White House senior adviser: 'The judiciary is not supreme'

PHOTO: White House Senior Adviser Stephen Miller attends a meeting with President Donald Trump and small business leaders in the Roosevelt Room at the White House, Jan. 30, 2017.PlayNicholas Kamm/AFP/Getty Images
WATCH Stephen Miller on immigration order next steps: 'All options are on the table'

Challenging a federal court's ruling, White House senior policy adviser Stephen Miller told ABC News "the judiciary is not supreme" and the president's powers on immigration "represent the apex of executive authority."

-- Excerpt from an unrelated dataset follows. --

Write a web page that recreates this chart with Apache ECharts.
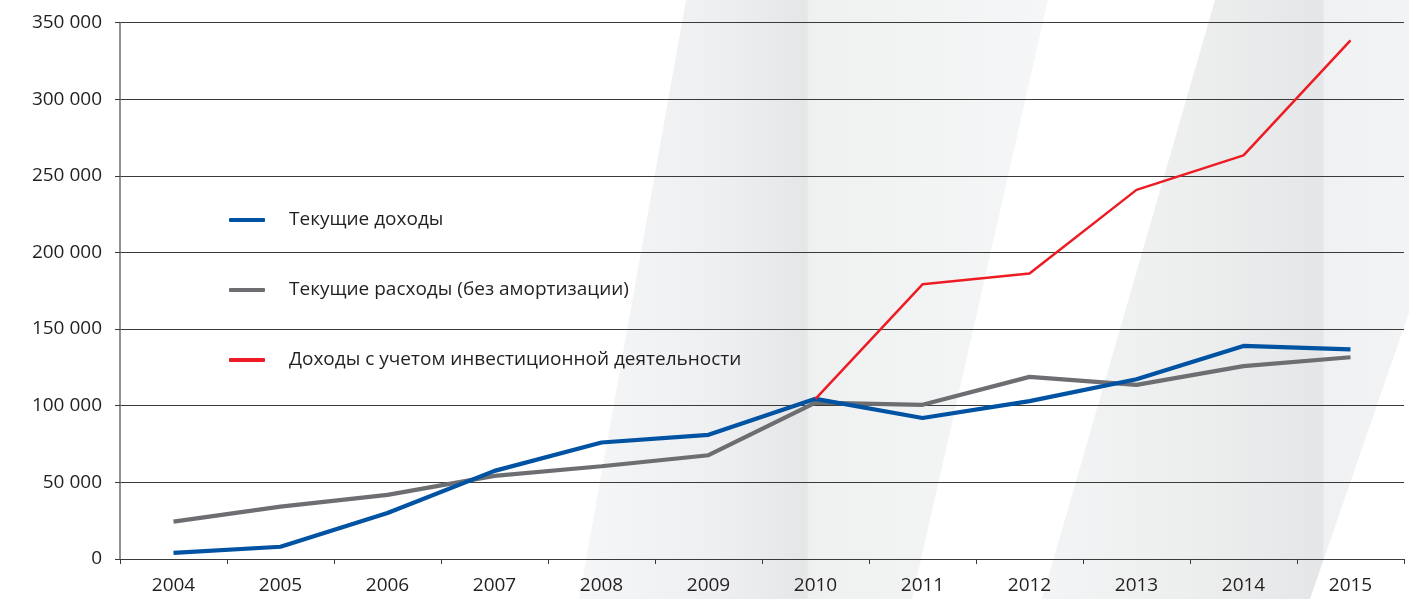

Asked by ABC News Chief Anchor George Stephanopoulos about the Ninth Circuit Court of Appeals' upholding a lower court's temporary restraining order on President Trump's executive action that temporarily bars entry into the U.S. of people from seven predominantly Muslim countries, Miller said, "We have equal branches of government in this country."

"The judiciary is not supreme," he said on "This Week" on Sunday. "A district judge in Seattle cannot force the president of the United States to change the laws and our Constitution because of their own personal views."

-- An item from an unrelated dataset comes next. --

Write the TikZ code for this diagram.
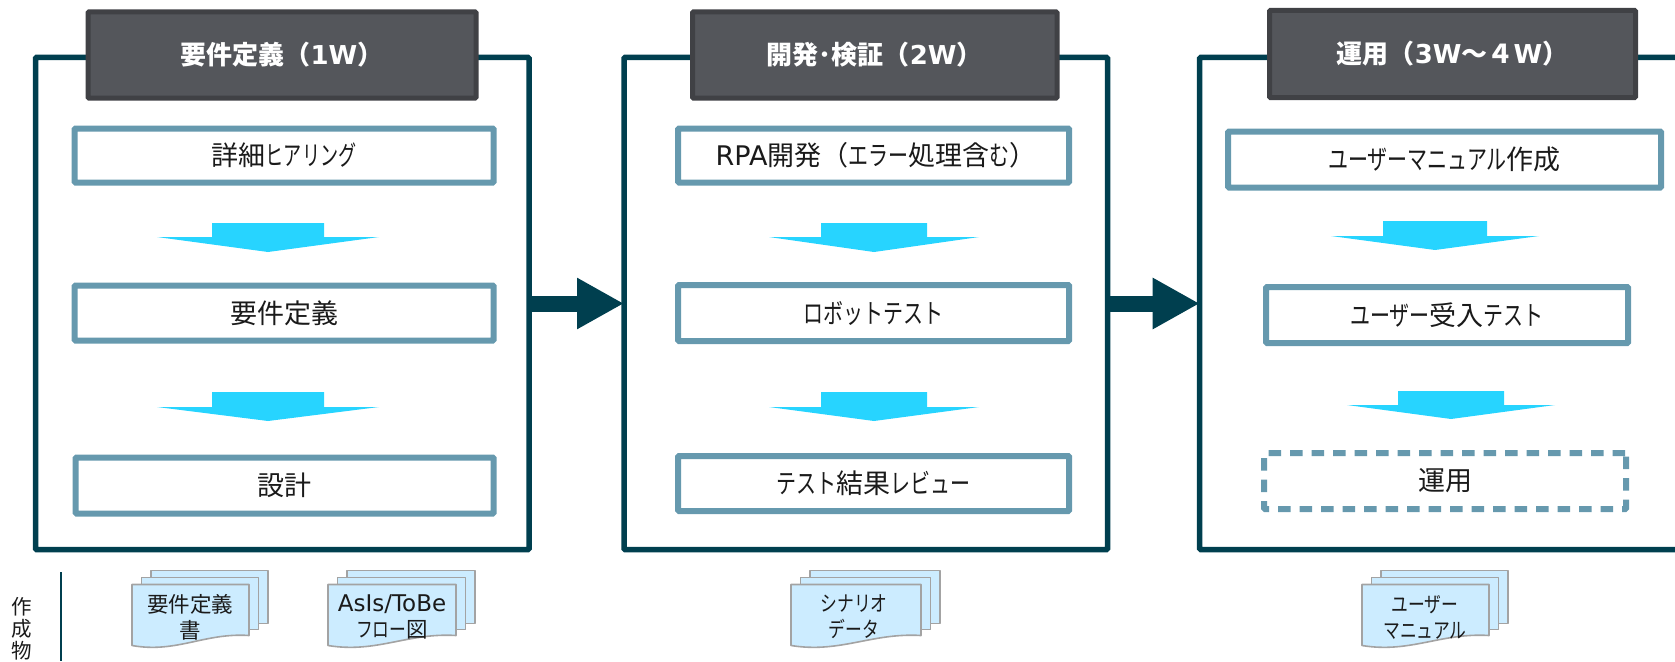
\documentclass[tikz,border=0pt]{standalone}
\usepackage{fontspec}
\usetikzlibrary{arrows.meta}
\setmainfont{Noto Sans CJK JP}
\newfontfamily\lat{DejaVu Sans}
\newfontfamily\kanafont{Noto Sans CJK JP}[FakeStretch=0.74]
\newfontfamily\kanatight{Noto Sans CJK JP}[FakeStretch=0.67]
\newfontfamily\kanadoc{Noto Sans CJK JP}[FakeStretch=0.78]
\newcommand{\kn}[1]{{\kanafont #1}}
\newcommand{\kt}[1]{{\kanatight #1}}
\newcommand{\kd}[1]{{\kanadoc #1}}
\newcommand{\la}[1]{{\lat #1}}
\definecolor{framec}{HTML}{003F4F}
\definecolor{headf}{HTML}{54565B}
\definecolor{headd}{HTML}{404145}
\definecolor{boxc}{HTML}{6699AE}
\definecolor{flowc}{HTML}{27D4FF}
\definecolor{docf}{HTML}{CCECFF}
\definecolor{docd}{HTML}{A3A3A3}
\definecolor{textc}{HTML}{1A1A1A}
\tikzset{
  framebox/.style={draw=framec,line width=5.5pt,rounded corners=1pt,outer sep=0pt,inner sep=0pt},
  headbox/.style={draw=headd,fill=headf,line width=5pt,rounded corners=1pt,text=white,font=\bfseries\fontsize{26}{30}\selectfont,outer sep=0pt,inner sep=0pt},
  inbox/.style={draw=boxc,fill=white,line width=6pt,rounded corners=1pt,text=textc,font=\fontsize{27}{32}\selectfont,outer sep=0pt,inner sep=0pt},
  dashbox/.style={inbox,dash pattern=on 12.5pt off 9pt},
  bigarrow/.style={draw=framec,line width=16pt,-{Triangle[length=47pt,width=48pt]}},
  sheet/.style={draw=docd,fill=docf,line width=1.6pt,line join=round},
  doctext/.style={text=textc,font=\fontsize{21.5}{26}\selectfont,align=center,inner sep=0pt},
  stacklabel/.style={text=textc,font=\fontsize{20.5}{22}\selectfont,align=center,inner sep=0pt},
  stackline/.style={draw=framec,line width=2pt}
}
% left, width of front sheet
\newcommand{\docstack}[2]{%
  \fill[sheet] (#1+19,570.5) rectangle (#1+19+#2,623.5);
  \fill[sheet] (#1+9.5,577.5) rectangle (#1+9.5+#2,629.5);
  \fill[sheet] (#1,584.5) -- (#1+#2,584.5) -- (#1+#2,635.5)
     .. controls (#1+0.62*#2,632.5) and (#1+0.38*#2,653.5) .. (#1,645.5) -- cycle;
}
% centre x, top y, shaft half width, head half width, shoulder y, tip y
\newcommand{\flowarrow}[6]{%
  \fill[flowc] (#1-#3,#2) -- (#1+#3,#2) -- (#1+#3,#5) -- (#1+#4,#5) -- (#1,#6) -- (#1-#4,#5) -- (#1-#3,#5) -- cycle;
}
\begin{document}
\begin{tikzpicture}[x=1pt,y=-1pt]
\useasboundingbox (0,0) rectangle (1675,661);
% frames
\node[framebox,minimum width=493.5pt,minimum height=492pt] (f1) at (282.25,303.5) {};
\node[framebox,minimum width=483.5pt,minimum height=492pt] (f2) at (865.75,303.5) {};
\node[framebox,minimum width=500.3pt,minimum height=492pt] (f3) at (1449.85,303.5) {};
% headers
\node[headbox,minimum width=388pt,minimum height=86pt] (h1) at (282,55) {要件定義（\la{1W}）};
\node[headbox,minimum width=364.5pt,minimum height=86pt] (h2) at (874.75,55) {開発･検証（\la{2W}）};
\node[headbox,minimum width=366pt,minimum height=87pt] (h3) at (1452.5,54) {運用（\la{3W}～４\la{W}）};
% column 1
\node[inbox,minimum width=419pt,minimum height=54pt] (a1) at (284.1,155.5) {詳細\kt{ヒアリング}};
\node[inbox,minimum width=419pt,minimum height=55pt] (a2) at (284.1,313) {要件定義};
\node[inbox,minimum width=418pt,minimum height=56pt] (a3) at (284.6,485.5) {設計};
% column 2
\node[inbox,minimum width=391pt,minimum height=54pt] (b1) at (873.5,155.5) {\hspace*{5pt}\la{RPA}開発（\kn{エラー}処理含\kn{む}）};
\node[inbox,minimum width=391pt,minimum height=56pt] (b2) at (873.5,313) {\kn{ロボットテスト}};
\node[inbox,minimum width=391pt,minimum height=55pt] (b3) at (873.5,483.5) {\kn{テスト}結果\kn{レビュー}};
% column 3
\node[inbox,minimum width=433pt,minimum height=56pt] (c1) at (1444.5,159.5) {\kn{ユーザーマニュアル}作成};
\node[inbox,minimum width=362pt,minimum height=56pt] (c2) at (1447,315) {\kn{ユーザー}受入\kn{テスト}};
\node[dashbox,minimum width=362pt,minimum height=56pt] (c3) at (1445,481) {運用};
% flow arrows
\flowarrow{268}{223}{56}{111}{237}{252}
\flowarrow{268}{392}{56}{111}{407}{421}
\flowarrow{874}{223}{53}{105}{237}{252}
\flowarrow{874}{392}{53}{105}{407}{421}
\flowarrow{1435}{221}{52}{104}{236}{250}
\flowarrow{1451}{391}{53}{104}{405}{419}
% phase arrows
\draw[bigarrow] (f1.east) -- (f2.west);
\draw[bigarrow] (f2.east) -- (f3.west);
% documents
\docstack{132}{117}
\docstack{328}{128}
\docstack{791}{130}
\docstack{1362}{127}
\node[doctext] (d1) at (190,617) {要件定義\\書};
\node[doctext] (d2) at (392,617) {{\lat\fontsize{23}{26}\selectfont AsIs/ToBe}\\\kd{フロー}図};
\node[doctext] (d3) at (854,617) {\kd{シナリオ}\\\kd{データ}};
\node[doctext] (d4) at (1425,617) {\kd{ユーザー}\\\kd{マニュアル}};
% label
\node[stacklabel] (lab) at (22,629) {作\\成\\物};
\coordinate (ls) at (61,572); \coordinate (le) at (61,661);
\draw[stackline] (ls) -- (le);
\end{tikzpicture}
\end{document}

Pressed by Stephanopoulos whether his reference to judges' "personal" views" was calling into question the legitimacy of the judge, Miller said, "I’m calling into the question the accuracy of the ruling."

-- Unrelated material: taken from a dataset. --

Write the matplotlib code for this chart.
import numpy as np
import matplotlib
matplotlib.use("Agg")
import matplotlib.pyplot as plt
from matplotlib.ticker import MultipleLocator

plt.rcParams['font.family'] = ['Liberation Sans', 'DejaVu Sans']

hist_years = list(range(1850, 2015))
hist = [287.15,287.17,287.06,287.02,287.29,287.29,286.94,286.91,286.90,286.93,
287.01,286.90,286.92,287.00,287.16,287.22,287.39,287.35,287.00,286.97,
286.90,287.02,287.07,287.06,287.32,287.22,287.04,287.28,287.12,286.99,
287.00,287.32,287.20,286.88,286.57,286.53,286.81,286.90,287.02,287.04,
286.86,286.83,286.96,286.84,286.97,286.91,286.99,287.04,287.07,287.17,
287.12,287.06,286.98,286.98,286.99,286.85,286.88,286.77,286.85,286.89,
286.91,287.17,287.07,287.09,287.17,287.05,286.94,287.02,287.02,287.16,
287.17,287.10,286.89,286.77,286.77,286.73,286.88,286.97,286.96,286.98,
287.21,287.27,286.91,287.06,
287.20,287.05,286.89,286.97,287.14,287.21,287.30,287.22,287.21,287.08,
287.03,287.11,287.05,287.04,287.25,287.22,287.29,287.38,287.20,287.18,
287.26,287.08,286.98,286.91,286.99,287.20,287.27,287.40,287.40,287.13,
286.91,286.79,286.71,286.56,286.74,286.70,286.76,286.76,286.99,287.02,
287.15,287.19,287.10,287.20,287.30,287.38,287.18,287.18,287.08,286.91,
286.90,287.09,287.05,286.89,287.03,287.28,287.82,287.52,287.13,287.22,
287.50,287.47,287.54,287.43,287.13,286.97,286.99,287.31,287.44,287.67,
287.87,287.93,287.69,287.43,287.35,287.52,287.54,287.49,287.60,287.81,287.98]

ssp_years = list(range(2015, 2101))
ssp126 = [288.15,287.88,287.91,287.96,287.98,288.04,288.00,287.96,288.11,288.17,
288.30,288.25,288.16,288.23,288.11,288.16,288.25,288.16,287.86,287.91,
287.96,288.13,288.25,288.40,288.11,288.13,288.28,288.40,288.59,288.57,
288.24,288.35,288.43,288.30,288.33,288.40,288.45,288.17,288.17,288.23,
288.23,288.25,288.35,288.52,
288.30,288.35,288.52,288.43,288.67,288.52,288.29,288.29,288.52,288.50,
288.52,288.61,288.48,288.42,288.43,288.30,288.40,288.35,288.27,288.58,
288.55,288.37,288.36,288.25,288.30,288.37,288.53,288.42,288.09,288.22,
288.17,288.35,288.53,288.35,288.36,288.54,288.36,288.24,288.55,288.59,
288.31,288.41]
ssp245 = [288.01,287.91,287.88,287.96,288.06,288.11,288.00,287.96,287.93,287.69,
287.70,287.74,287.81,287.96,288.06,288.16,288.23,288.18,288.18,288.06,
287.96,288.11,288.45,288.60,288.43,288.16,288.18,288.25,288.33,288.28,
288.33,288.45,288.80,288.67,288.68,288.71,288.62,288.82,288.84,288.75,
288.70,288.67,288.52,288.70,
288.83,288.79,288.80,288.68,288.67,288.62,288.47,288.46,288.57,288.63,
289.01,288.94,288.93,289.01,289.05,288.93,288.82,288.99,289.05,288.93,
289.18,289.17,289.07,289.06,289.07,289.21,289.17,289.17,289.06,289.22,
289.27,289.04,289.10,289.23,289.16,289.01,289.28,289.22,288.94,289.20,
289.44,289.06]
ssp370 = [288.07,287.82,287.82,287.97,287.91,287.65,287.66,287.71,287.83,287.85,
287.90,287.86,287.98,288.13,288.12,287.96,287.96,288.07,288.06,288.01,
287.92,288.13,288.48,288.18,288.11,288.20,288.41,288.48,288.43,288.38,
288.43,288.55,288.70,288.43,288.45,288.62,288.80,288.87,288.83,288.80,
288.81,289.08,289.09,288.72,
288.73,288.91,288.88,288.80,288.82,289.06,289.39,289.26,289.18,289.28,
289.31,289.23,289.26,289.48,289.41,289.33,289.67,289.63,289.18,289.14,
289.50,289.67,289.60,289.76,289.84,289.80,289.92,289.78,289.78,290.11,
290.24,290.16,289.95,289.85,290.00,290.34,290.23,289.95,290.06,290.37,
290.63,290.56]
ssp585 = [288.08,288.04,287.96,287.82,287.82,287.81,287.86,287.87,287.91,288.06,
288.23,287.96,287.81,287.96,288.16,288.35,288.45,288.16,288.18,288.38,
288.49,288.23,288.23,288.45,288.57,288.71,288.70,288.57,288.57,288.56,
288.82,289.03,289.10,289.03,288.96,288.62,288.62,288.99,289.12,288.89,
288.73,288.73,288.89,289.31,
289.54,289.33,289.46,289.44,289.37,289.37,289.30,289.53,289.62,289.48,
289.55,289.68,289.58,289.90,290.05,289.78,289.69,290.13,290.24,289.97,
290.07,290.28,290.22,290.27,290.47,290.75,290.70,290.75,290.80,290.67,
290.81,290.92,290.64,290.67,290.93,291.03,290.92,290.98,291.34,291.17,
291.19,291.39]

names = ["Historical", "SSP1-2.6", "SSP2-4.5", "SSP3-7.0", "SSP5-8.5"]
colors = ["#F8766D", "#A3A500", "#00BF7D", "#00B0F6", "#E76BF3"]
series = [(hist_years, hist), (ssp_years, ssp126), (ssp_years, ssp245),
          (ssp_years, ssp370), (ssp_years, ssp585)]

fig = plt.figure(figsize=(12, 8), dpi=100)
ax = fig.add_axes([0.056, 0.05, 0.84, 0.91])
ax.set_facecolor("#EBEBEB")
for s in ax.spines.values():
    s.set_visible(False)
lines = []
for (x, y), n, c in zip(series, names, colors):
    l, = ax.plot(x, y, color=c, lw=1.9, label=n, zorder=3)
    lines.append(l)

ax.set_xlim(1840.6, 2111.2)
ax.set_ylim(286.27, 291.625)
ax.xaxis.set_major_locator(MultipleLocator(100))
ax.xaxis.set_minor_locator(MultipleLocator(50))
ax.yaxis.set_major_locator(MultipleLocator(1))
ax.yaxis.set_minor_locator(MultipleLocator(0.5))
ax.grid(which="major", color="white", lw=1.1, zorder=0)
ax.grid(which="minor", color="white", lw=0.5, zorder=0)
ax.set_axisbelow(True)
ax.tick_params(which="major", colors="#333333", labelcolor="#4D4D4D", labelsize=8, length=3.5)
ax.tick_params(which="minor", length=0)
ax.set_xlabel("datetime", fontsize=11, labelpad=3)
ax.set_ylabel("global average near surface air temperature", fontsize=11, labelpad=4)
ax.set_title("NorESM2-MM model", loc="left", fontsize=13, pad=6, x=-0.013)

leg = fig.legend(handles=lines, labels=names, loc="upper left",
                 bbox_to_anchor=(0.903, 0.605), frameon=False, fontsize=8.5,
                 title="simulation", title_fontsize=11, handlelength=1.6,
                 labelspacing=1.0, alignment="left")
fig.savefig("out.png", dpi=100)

Miller asserted, "This is an ideological disagreement between those who believe we should have borders and should have control, and those who believe there should be no borders and no control"

"The bottom line is the president’s power in this area of represents the apex of executive authority," he said.

"This is not a disagreement about the law and the Constitution. There is no constitutional right for a citizen in a foreign country who has no status in America to demand entry into our country. Such a right cannot exist; such a right will never exist," Miller said.

Stephanopoulos asked about the administration's next move on the immigration order, including whether the White House will appeal the court's ruling or issue a new executive action. Miller said, "All options are on the table. We have multiple options and we're considering all of them."